## Begin

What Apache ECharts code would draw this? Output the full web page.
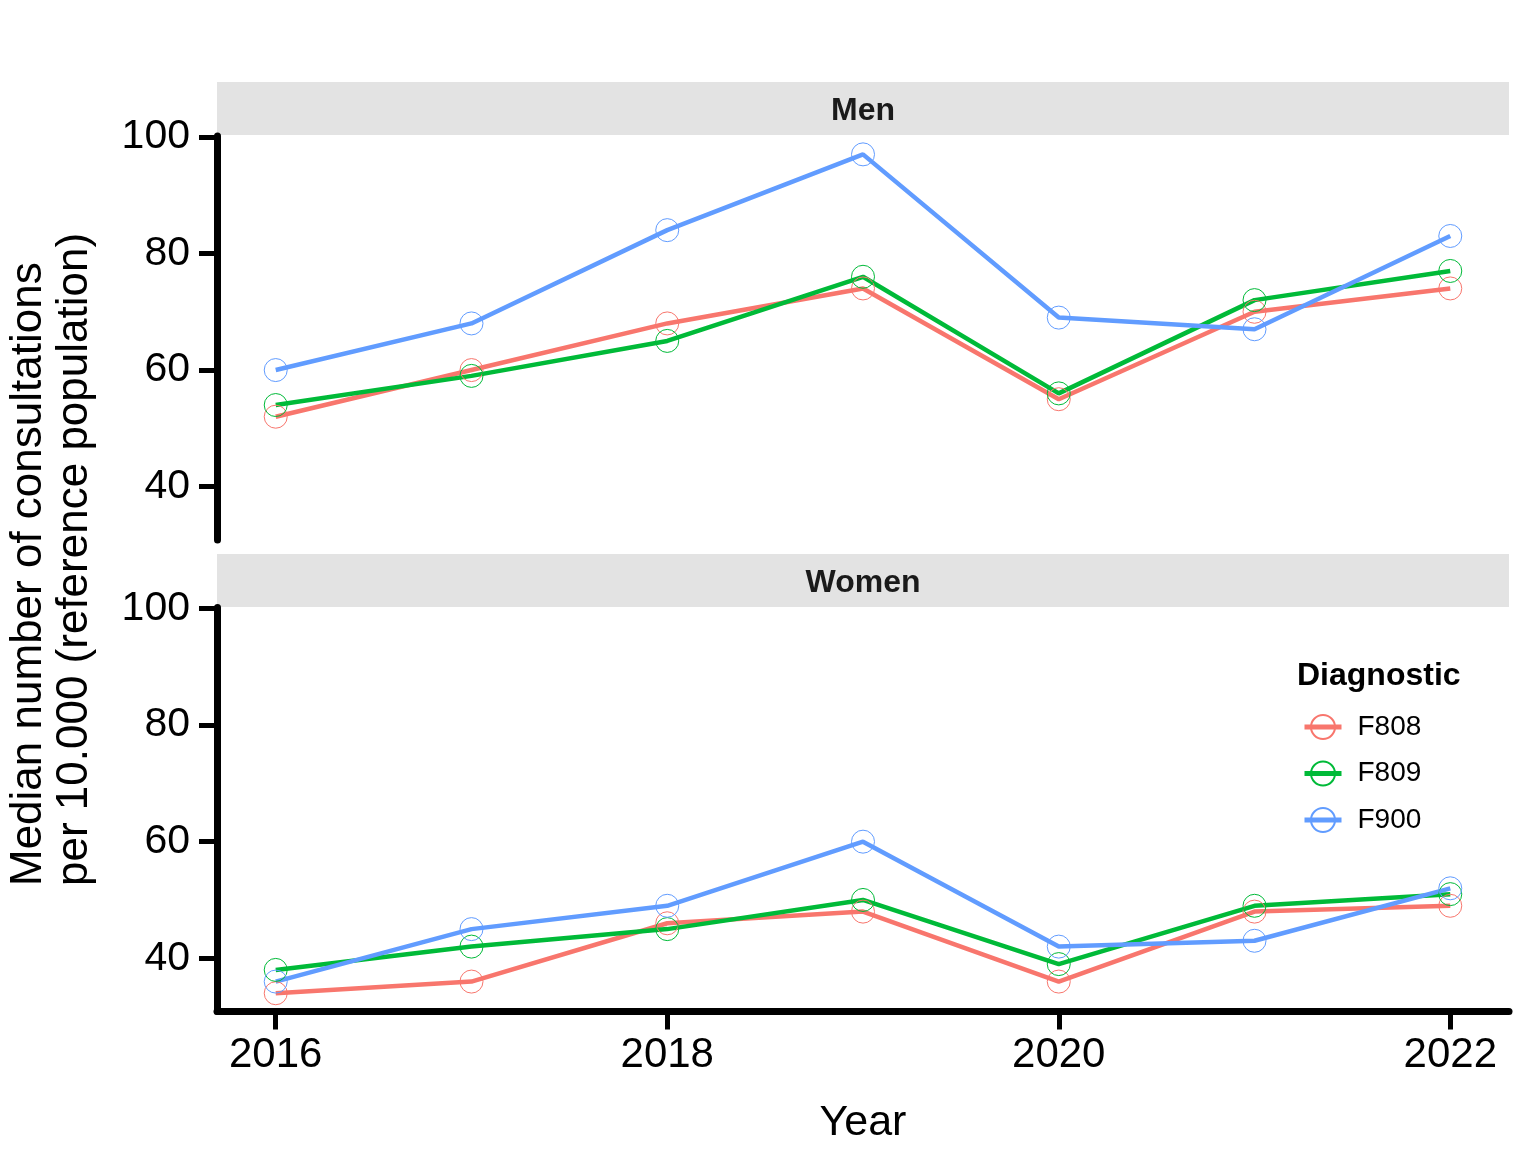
<!DOCTYPE html>
<html><head><meta charset="utf-8">
<script src="https://cdn.jsdelivr.net/npm/echarts@6/dist/echarts.min.js"></script>
<style>html,body{margin:0;padding:0;background:#fff}#c{width:1536px;height:1152px}</style>
</head><body><div id="c"></div>
<script>
// ---- data ----
const years = [2016, 2017, 2018, 2019, 2020, 2021, 2022];
const diagnostics = ['F808', 'F809', 'F900'];
const panels = ['Men', 'Women'];
const menF808 = [52, 60, 68, 74, 55, 70, 74];
const menF809 = [54, 59, 65, 76, 56, 72, 77];
const menF900 = [60, 68, 84, 97, 69, 67, 83];
const womenF808 = [34, 36, 46, 48, 36, 48, 49];
const womenF809 = [38, 42, 45, 50, 39, 49, 51];
const womenF900 = [36, 45, 49, 60, 42, 43, 52];
const yTicks = [40, 60, 80, 100];
const xTicks = [2016, 2018, 2020, 2022];
const yTitle = 'Median number of consultations\nper 10.000 (reference population)';
const xTitle = 'Year';
const legendTitle = 'Diagnostic';

// ---- styling ----
const colors = ['#F8766D', '#00BA38', '#619CFF'];
const FONT = 'Liberation Sans, Arial, sans-serif';
const panelData = [[menF808, menF809, menF900], [womenF808, womenF809, womenF900]];

const grids = [
  { left: 217, top: 136, width: 1292, height: 404 },
  { left: 217, top: 607.6, width: 1292, height: 404 }
];

const xAxes = grids.map((g, i) => ({
  type: 'value', gridIndex: i, min: 2015.7, max: 2022.3,
  splitLine: { show: false },
  axisLine: { show: i === 1, lineStyle: { color: '#000', width: 7 } },
  axisTick: { show: i === 1, customValues: xTicks, length: 18, lineStyle: { color: '#000', width: 5 } },
  axisLabel: { show: i === 1, customValues: xTicks, margin: 23, color: '#000', fontSize: 42, fontFamily: FONT,
    formatter: v => String(v) }
}));

const yAxes = grids.map((g, i) => ({
  type: 'value', gridIndex: i, min: 30.85, max: 100.15,
  splitLine: { show: false },
  axisLine: { show: true, lineStyle: { color: '#000', width: 7 } },
  axisTick: { show: true, customValues: yTicks, length: 18, lineStyle: { color: '#000', width: 5 } },
  axisLabel: { show: true, customValues: yTicks, margin: 27, color: '#000', fontSize: 41, fontFamily: FONT }
}));

const series = [];
panels.forEach((p, pi) => {
  diagnostics.forEach((d, di) => {
    series.push({
      name: d, type: 'line', xAxisIndex: pi, yAxisIndex: pi,
      data: years.map((y, k) => [y, panelData[pi][di][k]]),
      symbol: 'circle', symbolSize: 23,
      lineStyle: { color: colors[di], width: 4.5 },
      itemStyle: { color: 'rgba(0,0,0,0)', borderColor: colors[di], borderWidth: 1 },
      emphasis: { disabled: true },
      animation: false
    });
  });
});

const strips = [{ y: 82, label: panels[0] }, { y: 554, label: panels[1] }];
const graphic = [];
strips.forEach(s => {
  graphic.push({ type: 'rect', shape: { x: 217, y: s.y, width: 1292, height: 53 }, style: { fill: '#e3e3e3' }, z: 0 });
  graphic.push({ type: 'text', x: 863, y: s.y + 29.5, style: { text: s.label, fontSize: 32, fontWeight: 'bold', fontFamily: FONT,
    fill: '#1a1a1a', align: 'center', verticalAlign: 'middle', textAlign: 'center', textVerticalAlign: 'middle' } });
});
graphic.push({ type: 'text', x: 863, y: 1123, style: { text: xTitle, fontSize: 43, fontFamily: FONT, fill: '#000',
  align: 'center', verticalAlign: 'middle', textAlign: 'center', textVerticalAlign: 'middle' } });
graphic.push({ type: 'text', x: 6, y: 886, rotation: Math.PI / 2, style: { text: yTitle, fontSize: 44, lineHeight: 46, fontFamily: FONT,
  fill: '#000', align: 'left', verticalAlign: 'top', textAlign: 'left', textVerticalAlign: 'top' } });
graphic.push({ type: 'text', x: 1297, y: 676, style: { text: legendTitle, fontSize: 32, fontWeight: 'bold', fontFamily: FONT,
  fill: '#000', align: 'left', verticalAlign: 'middle', textAlign: 'left', textVerticalAlign: 'middle' } });

const chart = echarts.init(document.getElementById('c'), null, { renderer: 'canvas' });
chart.setOption({
  backgroundColor: '#fff',
  animation: false,
  grid: grids,
  xAxis: xAxes,
  yAxis: yAxes,
  series: series,
  legend: {
    data: diagnostics, orient: 'vertical', left: 1302, top: 713,
    itemWidth: 37, itemHeight: 30, itemGap: 18.5, padding: 0,
    selectedMode: false,
    lineStyle: { width: 5 },
    textStyle: { fontSize: 28, fontFamily: FONT, color: '#000', padding: [0, 0, 0, 11] }
  },
  graphic: graphic
});
</script></body></html>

## End

Write out each line again precisely as it appears, skipping every picture.

Task result |
What Apache ECharts code would draw this? Output the full web page.
<!DOCTYPE html>
<html><head><meta charset="utf-8">
<script src="https://cdn.jsdelivr.net/npm/echarts@6/dist/echarts.min.js"></script>
<style>html,body{margin:0;padding:0;background:#fff}#c{width:1536px;height:1152px}</style>
</head><body><div id="c"></div>
<script>
// ---- data ----
const years = [2016, 2017, 2018, 2019, 2020, 2021, 2022];
const diagnostics = ['F808', 'F809', 'F900'];
const panels = ['Men', 'Women'];
const menF808 = [52, 60, 68, 74, 55, 70, 74];
const menF809 = [54, 59, 65, 76, 56, 72, 77];
const menF900 = [60, 68, 84, 97, 69, 67, 83];
const womenF808 = [34, 36, 46, 48, 36, 48, 49];
const womenF809 = [38, 42, 45, 50, 39, 49, 51];
const womenF900 = [36, 45, 49, 60, 42, 43, 52];
const yTicks = [40, 60, 80, 100];
const xTicks = [2016, 2018, 2020, 2022];
const yTitle = 'Median number of consultations\nper 10.000 (reference population)';
const xTitle = 'Year';
const legendTitle = 'Diagnostic';

// ---- styling ----
const colors = ['#F8766D', '#00BA38', '#619CFF'];
const FONT = 'Liberation Sans, Arial, sans-serif';
const panelData = [[menF808, menF809, menF900], [womenF808, womenF809, womenF900]];

const grids = [
  { left: 217, top: 136, width: 1292, height: 404 },
  { left: 217, top: 607.6, width: 1292, height: 404 }
];

const xAxes = grids.map((g, i) => ({
  type: 'value', gridIndex: i, min: 2015.7, max: 2022.3,
  splitLine: { show: false },
  axisLine: { show: i === 1, lineStyle: { color: '#000', width: 7 } },
  axisTick: { show: i === 1, customValues: xTicks, length: 18, lineStyle: { color: '#000', width: 5 } },
  axisLabel: { show: i === 1, customValues: xTicks, margin: 23, color: '#000', fontSize: 42, fontFamily: FONT,
    formatter: v => String(v) }
}));

const yAxes = grids.map((g, i) => ({
  type: 'value', gridIndex: i, min: 30.85, max: 100.15,
  splitLine: { show: false },
  axisLine: { show: true, lineStyle: { color: '#000', width: 7 } },
  axisTick: { show: true, customValues: yTicks, length: 18, lineStyle: { color: '#000', width: 5 } },
  axisLabel: { show: true, customValues: yTicks, margin: 27, color: '#000', fontSize: 41, fontFamily: FONT }
}));

const series = [];
panels.forEach((p, pi) => {
  diagnostics.forEach((d, di) => {
    series.push({
      name: d, type: 'line', xAxisIndex: pi, yAxisIndex: pi,
      data: years.map((y, k) => [y, panelData[pi][di][k]]),
      symbol: 'circle', symbolSize: 23,
      lineStyle: { color: colors[di], width: 4.5 },
      itemStyle: { color: 'rgba(0,0,0,0)', borderColor: colors[di], borderWidth: 1 },
      emphasis: { disabled: true },
      animation: false
    });
  });
});

const strips = [{ y: 82, label: panels[0] }, { y: 554, label: panels[1] }];
const graphic = [];
strips.forEach(s => {
  graphic.push({ type: 'rect', shape: { x: 217, y: s.y, width: 1292, height: 53 }, style: { fill: '#e3e3e3' }, z: 0 });
  graphic.push({ type: 'text', x: 863, y: s.y + 29.5, style: { text: s.label, fontSize: 32, fontWeight: 'bold', fontFamily: FONT,
    fill: '#1a1a1a', align: 'center', verticalAlign: 'middle', textAlign: 'center', textVerticalAlign: 'middle' } });
});
graphic.push({ type: 'text', x: 863, y: 1123, style: { text: xTitle, fontSize: 43, fontFamily: FONT, fill: '#000',
  align: 'center', verticalAlign: 'middle', textAlign: 'center', textVerticalAlign: 'middle' } });
graphic.push({ type: 'text', x: 6, y: 886, rotation: Math.PI / 2, style: { text: yTitle, fontSize: 44, lineHeight: 46, fontFamily: FONT,
  fill: '#000', align: 'left', verticalAlign: 'top', textAlign: 'left', textVerticalAlign: 'top' } });
graphic.push({ type: 'text', x: 1297, y: 676, style: { text: legendTitle, fontSize: 32, fontWeight: 'bold', fontFamily: FONT,
  fill: '#000', align: 'left', verticalAlign: 'middle', textAlign: 'left', textVerticalAlign: 'middle' } });

const chart = echarts.init(document.getElementById('c'), null, { renderer: 'canvas' });
chart.setOption({
  backgroundColor: '#fff',
  animation: false,
  grid: grids,
  xAxis: xAxes,
  yAxis: yAxes,
  series: series,
  legend: {
    data: diagnostics, orient: 'vertical', left: 1302, top: 713,
    itemWidth: 37, itemHeight: 30, itemGap: 18.5, padding: 0,
    selectedMode: false,
    lineStyle: { width: 5 },
    textStyle: { fontSize: 28, fontFamily: FONT, color: '#000', padding: [0, 0, 0, 11] }
  },
  graphic: graphic
});
</script></body></html>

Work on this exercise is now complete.